Judge Rearden scheduled Mr. McGonigal’s sentencing for Dec. 4.
In the initial charging document, prosecutors from the U.S. attorney’s office for the Southern District of New York said that Mr. McGonigal and an associate had received payments totaling more than $200,000 for their work investigating Mr. Potanin under a contract with an aide to Mr. Deripaska. They also hired subcontractors for the investigation, the indictment said.
But on Tuesday, Mr. McGonigal told the judge that in the end he had netted only $17,500, and he agreed to forfeit that amount.
The plea brings the prosecution of Mr. McGonigal in New York to a relatively speedy conclusion after fewer than seven months. He had been arrested by F.B.I. agents in January at John F. Kennedy Airport upon his return from an overseas business trip.
Mr. McGonigal still faces a second indictment brought by federal prosecutors in Washington on charges that accuse him of concealing his acceptance of $225,000 from a businessman and of hiding dealings in Eastern Europe while working for the bureau. Mr. McGonigal has pleaded not guilty to those charges but is in talks to resolve them; his lawyer, Seth D. DuCharme, told the judge overseeing the Washington case that he expected to provide an update on the talks after Labor Day.
Although Mr. McGonigal was privy to highly classified information, a three-year investigation found no evidence that he had passed secrets to foreign adversaries, according to people with knowledge of the case who spoke on condition of anonymity to discuss the ongoing matter. The F.B.I. concluded that Mr. McGonigal’s misconduct was limited to corruption, the people said.

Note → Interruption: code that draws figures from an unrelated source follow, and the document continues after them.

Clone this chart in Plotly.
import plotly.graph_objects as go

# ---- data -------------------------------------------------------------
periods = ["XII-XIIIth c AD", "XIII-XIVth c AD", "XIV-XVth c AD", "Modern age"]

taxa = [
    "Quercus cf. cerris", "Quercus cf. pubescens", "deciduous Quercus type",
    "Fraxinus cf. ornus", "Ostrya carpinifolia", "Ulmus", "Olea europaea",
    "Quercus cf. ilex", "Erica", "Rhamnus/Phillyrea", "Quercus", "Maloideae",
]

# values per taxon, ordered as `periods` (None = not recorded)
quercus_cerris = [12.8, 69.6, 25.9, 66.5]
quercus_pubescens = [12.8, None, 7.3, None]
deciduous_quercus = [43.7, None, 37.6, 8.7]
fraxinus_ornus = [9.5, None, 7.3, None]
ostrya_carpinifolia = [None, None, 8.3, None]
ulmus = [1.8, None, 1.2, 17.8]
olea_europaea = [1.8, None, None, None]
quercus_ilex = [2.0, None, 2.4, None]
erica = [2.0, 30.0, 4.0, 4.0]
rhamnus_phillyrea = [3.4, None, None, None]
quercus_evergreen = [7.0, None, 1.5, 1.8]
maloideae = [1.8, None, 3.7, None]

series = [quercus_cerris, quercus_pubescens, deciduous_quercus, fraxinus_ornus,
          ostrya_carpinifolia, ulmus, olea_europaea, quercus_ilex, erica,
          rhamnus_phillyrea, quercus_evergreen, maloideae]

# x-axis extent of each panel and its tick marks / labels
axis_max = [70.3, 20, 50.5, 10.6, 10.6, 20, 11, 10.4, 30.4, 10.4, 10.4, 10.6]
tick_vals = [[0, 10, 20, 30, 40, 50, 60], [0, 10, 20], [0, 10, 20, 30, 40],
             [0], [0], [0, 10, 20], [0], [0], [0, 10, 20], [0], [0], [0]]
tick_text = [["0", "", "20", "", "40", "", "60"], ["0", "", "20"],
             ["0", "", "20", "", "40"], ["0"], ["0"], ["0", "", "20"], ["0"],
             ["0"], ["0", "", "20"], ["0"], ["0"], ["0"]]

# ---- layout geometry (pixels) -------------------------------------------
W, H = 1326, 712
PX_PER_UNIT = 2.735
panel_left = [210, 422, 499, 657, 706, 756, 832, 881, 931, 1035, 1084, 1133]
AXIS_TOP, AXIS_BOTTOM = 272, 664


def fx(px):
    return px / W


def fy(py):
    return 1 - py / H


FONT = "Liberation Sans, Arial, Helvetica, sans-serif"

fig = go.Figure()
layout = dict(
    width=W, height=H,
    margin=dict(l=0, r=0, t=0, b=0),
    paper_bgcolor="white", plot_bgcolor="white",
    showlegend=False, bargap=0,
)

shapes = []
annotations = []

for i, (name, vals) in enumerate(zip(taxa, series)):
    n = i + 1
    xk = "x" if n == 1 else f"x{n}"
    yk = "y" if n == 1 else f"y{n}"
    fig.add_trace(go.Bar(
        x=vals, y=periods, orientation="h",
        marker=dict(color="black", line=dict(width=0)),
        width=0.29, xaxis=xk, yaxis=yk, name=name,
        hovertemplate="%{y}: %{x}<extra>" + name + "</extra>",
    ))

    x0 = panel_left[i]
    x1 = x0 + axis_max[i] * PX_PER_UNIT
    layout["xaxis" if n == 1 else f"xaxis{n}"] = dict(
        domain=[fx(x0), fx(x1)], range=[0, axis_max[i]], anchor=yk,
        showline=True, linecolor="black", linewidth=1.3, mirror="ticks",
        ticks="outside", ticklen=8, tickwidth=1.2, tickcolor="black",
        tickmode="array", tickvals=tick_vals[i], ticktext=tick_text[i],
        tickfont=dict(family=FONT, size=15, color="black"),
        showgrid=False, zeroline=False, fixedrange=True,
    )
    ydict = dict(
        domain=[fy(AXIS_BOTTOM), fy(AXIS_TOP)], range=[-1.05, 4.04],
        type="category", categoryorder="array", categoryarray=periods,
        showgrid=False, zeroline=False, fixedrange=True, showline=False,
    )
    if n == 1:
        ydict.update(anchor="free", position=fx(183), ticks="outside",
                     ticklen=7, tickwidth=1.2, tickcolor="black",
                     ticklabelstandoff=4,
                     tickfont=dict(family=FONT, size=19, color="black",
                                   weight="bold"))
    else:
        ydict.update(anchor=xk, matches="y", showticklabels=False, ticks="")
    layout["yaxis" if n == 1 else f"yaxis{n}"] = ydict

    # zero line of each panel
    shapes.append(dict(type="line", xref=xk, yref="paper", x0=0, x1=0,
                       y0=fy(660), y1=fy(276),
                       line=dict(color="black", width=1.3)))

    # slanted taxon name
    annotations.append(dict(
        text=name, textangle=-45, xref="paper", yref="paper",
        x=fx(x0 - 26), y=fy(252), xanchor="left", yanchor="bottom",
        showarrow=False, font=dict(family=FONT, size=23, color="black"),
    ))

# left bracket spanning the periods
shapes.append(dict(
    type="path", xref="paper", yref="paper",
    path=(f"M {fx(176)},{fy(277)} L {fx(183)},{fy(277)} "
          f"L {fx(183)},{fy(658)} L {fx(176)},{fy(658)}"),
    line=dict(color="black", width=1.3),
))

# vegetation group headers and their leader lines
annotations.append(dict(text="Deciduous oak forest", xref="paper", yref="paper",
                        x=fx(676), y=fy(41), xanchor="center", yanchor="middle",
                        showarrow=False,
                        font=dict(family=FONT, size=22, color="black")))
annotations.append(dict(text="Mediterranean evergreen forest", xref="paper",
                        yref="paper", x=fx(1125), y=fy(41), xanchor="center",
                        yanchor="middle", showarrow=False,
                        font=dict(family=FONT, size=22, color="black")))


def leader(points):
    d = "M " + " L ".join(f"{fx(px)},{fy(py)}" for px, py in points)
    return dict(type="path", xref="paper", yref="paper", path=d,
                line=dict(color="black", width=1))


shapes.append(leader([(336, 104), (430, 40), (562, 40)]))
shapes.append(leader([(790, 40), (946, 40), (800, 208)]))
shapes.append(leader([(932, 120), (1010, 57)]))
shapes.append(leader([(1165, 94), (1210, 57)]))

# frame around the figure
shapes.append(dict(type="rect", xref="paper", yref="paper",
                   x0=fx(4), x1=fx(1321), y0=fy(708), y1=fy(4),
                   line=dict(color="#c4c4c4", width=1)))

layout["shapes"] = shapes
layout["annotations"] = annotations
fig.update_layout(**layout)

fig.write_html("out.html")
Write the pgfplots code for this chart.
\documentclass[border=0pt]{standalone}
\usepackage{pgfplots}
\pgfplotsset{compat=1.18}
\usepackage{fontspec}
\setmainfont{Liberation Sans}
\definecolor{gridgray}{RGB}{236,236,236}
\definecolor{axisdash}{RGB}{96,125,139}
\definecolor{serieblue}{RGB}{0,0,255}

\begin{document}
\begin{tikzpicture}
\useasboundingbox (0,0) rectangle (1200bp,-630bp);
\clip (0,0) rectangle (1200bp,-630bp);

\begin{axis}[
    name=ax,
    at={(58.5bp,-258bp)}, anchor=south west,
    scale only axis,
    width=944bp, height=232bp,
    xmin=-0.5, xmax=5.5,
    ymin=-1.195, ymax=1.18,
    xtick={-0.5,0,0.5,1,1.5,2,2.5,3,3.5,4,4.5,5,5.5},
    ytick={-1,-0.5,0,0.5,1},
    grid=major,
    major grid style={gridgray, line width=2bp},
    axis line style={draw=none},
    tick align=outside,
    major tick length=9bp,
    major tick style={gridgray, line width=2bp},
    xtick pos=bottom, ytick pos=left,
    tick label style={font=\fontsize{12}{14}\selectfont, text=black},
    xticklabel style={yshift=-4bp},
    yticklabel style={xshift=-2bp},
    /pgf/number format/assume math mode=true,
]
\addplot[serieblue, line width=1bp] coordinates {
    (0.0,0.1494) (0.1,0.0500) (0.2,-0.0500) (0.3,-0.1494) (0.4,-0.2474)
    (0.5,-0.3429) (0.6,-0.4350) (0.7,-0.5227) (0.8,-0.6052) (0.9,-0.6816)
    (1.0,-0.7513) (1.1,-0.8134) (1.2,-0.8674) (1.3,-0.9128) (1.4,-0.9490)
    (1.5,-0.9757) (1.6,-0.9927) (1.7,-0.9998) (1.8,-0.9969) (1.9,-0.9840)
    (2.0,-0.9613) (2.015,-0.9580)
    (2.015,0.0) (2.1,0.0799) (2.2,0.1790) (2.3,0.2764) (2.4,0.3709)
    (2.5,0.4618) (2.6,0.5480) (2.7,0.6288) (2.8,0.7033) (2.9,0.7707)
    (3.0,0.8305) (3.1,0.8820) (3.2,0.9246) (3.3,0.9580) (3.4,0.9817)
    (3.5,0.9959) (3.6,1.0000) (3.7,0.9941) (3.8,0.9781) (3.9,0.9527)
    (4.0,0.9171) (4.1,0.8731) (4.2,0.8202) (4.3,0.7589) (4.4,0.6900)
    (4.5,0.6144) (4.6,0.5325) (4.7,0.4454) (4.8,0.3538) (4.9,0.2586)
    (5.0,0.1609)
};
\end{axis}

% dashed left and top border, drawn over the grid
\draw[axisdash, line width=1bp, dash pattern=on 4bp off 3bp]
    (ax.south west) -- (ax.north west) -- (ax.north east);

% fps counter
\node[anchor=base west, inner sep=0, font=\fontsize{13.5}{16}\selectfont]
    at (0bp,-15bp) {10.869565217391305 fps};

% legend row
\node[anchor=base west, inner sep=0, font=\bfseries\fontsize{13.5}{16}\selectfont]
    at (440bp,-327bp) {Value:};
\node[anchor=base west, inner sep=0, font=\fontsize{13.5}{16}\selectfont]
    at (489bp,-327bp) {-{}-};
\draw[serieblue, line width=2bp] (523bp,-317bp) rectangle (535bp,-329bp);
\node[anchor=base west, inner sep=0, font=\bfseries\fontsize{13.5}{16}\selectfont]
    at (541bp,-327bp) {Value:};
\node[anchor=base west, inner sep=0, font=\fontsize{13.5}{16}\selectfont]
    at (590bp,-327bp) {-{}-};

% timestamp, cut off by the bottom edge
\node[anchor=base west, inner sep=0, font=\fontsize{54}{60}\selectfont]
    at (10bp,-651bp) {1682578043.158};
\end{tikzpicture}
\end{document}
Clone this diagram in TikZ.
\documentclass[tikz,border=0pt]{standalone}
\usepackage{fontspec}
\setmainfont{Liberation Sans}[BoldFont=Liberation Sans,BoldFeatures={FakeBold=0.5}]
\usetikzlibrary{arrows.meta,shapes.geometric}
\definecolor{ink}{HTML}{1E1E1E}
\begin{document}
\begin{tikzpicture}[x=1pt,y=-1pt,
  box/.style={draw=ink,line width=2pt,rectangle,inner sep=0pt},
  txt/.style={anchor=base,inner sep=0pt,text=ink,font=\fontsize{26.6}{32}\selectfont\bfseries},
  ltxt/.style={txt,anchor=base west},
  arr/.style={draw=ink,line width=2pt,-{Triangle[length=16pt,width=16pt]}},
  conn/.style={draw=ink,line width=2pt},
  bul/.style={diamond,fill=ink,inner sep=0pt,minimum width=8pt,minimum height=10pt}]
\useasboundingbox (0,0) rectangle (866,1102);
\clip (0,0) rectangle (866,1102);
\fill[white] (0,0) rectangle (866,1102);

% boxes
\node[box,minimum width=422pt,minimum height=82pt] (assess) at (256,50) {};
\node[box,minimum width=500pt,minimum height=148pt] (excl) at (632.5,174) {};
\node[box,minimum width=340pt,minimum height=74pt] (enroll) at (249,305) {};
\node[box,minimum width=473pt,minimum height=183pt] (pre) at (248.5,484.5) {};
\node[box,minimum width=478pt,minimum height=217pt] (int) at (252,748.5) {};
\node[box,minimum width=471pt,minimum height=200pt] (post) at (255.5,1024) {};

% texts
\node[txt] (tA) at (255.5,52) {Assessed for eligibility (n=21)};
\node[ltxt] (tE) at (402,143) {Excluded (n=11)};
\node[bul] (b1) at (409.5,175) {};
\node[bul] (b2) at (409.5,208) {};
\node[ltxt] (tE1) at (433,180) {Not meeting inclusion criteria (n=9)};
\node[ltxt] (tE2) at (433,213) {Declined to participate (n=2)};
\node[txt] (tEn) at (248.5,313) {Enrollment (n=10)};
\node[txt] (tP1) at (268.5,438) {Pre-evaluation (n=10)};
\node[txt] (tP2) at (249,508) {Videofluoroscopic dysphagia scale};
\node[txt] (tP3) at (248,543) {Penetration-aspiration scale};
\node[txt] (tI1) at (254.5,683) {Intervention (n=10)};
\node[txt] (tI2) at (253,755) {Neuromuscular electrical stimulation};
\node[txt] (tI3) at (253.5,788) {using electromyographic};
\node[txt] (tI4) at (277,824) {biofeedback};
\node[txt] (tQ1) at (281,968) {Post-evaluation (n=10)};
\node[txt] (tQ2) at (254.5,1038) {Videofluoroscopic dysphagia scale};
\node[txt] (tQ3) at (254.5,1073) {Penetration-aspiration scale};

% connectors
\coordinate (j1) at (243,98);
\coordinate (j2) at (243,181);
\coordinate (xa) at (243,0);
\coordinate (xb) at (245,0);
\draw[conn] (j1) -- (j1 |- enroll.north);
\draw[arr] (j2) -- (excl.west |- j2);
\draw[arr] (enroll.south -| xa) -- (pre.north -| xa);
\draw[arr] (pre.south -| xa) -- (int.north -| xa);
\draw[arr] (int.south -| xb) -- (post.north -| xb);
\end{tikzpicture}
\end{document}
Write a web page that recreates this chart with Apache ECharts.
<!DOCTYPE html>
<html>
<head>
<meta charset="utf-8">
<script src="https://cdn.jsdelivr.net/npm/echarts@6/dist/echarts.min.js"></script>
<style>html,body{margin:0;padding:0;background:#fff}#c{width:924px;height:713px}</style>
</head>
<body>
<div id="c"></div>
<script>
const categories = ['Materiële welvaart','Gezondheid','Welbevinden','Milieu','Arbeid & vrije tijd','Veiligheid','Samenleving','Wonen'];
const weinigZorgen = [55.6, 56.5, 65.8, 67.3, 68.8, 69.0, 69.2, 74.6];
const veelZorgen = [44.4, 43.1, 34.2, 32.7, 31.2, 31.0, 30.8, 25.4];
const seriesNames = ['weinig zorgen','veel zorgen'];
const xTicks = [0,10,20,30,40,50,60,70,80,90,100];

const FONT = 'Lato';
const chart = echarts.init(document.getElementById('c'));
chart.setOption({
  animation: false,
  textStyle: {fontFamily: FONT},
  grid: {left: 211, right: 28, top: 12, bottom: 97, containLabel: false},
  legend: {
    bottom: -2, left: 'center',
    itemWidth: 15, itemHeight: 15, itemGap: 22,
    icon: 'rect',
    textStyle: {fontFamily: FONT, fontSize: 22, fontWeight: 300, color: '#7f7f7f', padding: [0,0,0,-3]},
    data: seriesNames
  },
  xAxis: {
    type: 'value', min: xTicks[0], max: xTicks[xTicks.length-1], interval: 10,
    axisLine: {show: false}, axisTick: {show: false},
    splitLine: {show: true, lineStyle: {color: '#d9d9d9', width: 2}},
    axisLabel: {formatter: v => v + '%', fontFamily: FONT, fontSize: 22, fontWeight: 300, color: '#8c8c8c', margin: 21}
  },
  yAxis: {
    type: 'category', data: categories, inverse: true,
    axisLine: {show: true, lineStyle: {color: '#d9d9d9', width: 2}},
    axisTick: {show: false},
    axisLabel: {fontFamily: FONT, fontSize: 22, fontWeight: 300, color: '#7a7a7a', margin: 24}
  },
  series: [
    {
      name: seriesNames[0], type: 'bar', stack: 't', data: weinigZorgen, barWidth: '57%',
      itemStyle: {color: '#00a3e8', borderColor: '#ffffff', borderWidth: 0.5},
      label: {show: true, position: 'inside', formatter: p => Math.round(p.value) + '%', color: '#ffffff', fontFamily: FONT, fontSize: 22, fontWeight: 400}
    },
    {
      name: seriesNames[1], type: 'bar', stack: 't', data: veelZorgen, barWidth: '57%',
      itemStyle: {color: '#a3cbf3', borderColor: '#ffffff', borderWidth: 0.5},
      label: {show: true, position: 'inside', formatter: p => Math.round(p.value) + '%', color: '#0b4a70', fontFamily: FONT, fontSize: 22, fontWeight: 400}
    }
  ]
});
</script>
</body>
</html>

Mr. Deripaska, who has been called “Putin’s oligarch” because of his close relationship with the Russian president, Vladimir V. Putin, is among the best known of the businessmen who became rich as Russian state resources were doled out to friends of the Kremlin after the fall of the Soviet Union. Mr. Deripaska and others were also accused last year by federal prosecutors in New York of violating U.S. sanctions through real-estate deals and other actions, including trying to arrange for the oligarch’s girlfriend to give birth to their two children in the United States. Mr. Deripaska, a Russian citizen, is unlikely to be extradited to face the charges in the near future.
The prosecutors in Mr. McGonigal’s New York case have said that before the U.S. government expanded sanctions in 2018, following Russia’s interference in the 2016 American presidential election, Mr. McGonigal had reviewed a preliminary sanctions list with Mr. Deripaska’s name on it. Around the same time, they suggested, Mr. McGonigal was seeking a connection with Mr. Deripaska by arranging a New York Police Department internship for the daughter of one of the oligarch’s aides. (A senior police official has said it was actually a “V.I.P.-type tour.”)
After Mr. McGonigal retired, he and his co-defendant in the New York case, a court interpreter and former Russian diplomat named Sergey Shestakov, referred the same Deripaska aide to a law firm for help getting sanctions removed, according to the original charges in New York.
While negotiating the law firm agreement, Mr. McGonigal met with Mr. Deripaska in Vienna and London, referring to him in electronic communications as “the Vienna client,” prosecutors have said. Mr. Deripaska paid the law firm $175,000 a month; the firm passed $25,000 on to Mr. McGonigal as a consultant and investigator, the prosecutors said.
Mr. Shestakov has pleaded not guilty to violating U.S. sanctions, money laundering, conspiracy and making false statements to the F.B.I. His lawyer, Rita M. Glavin, did not respond to a request for comment.
The deal to investigate Mr. Potanin was made with an aide to Mr. Deripaska in the spring of 2021, prosecutors said.
In November of that year, Mr. McGonigal and Mr. Shestakov were trying to obtain “dark web” files, purportedly about $500 million in hidden assets held by Mr. Potanin, in exchange for a payment of up to $3 million, Rebecca Talia Dell, an assistant U.S. attorney, said in court Tuesday. Before that transaction could be completed, F.B.I. agents seized Mr. McGonigal and Mr. Shestakov’s electronic devices, bringing their work for Mr. Deripaska to an end, prosecutors have said.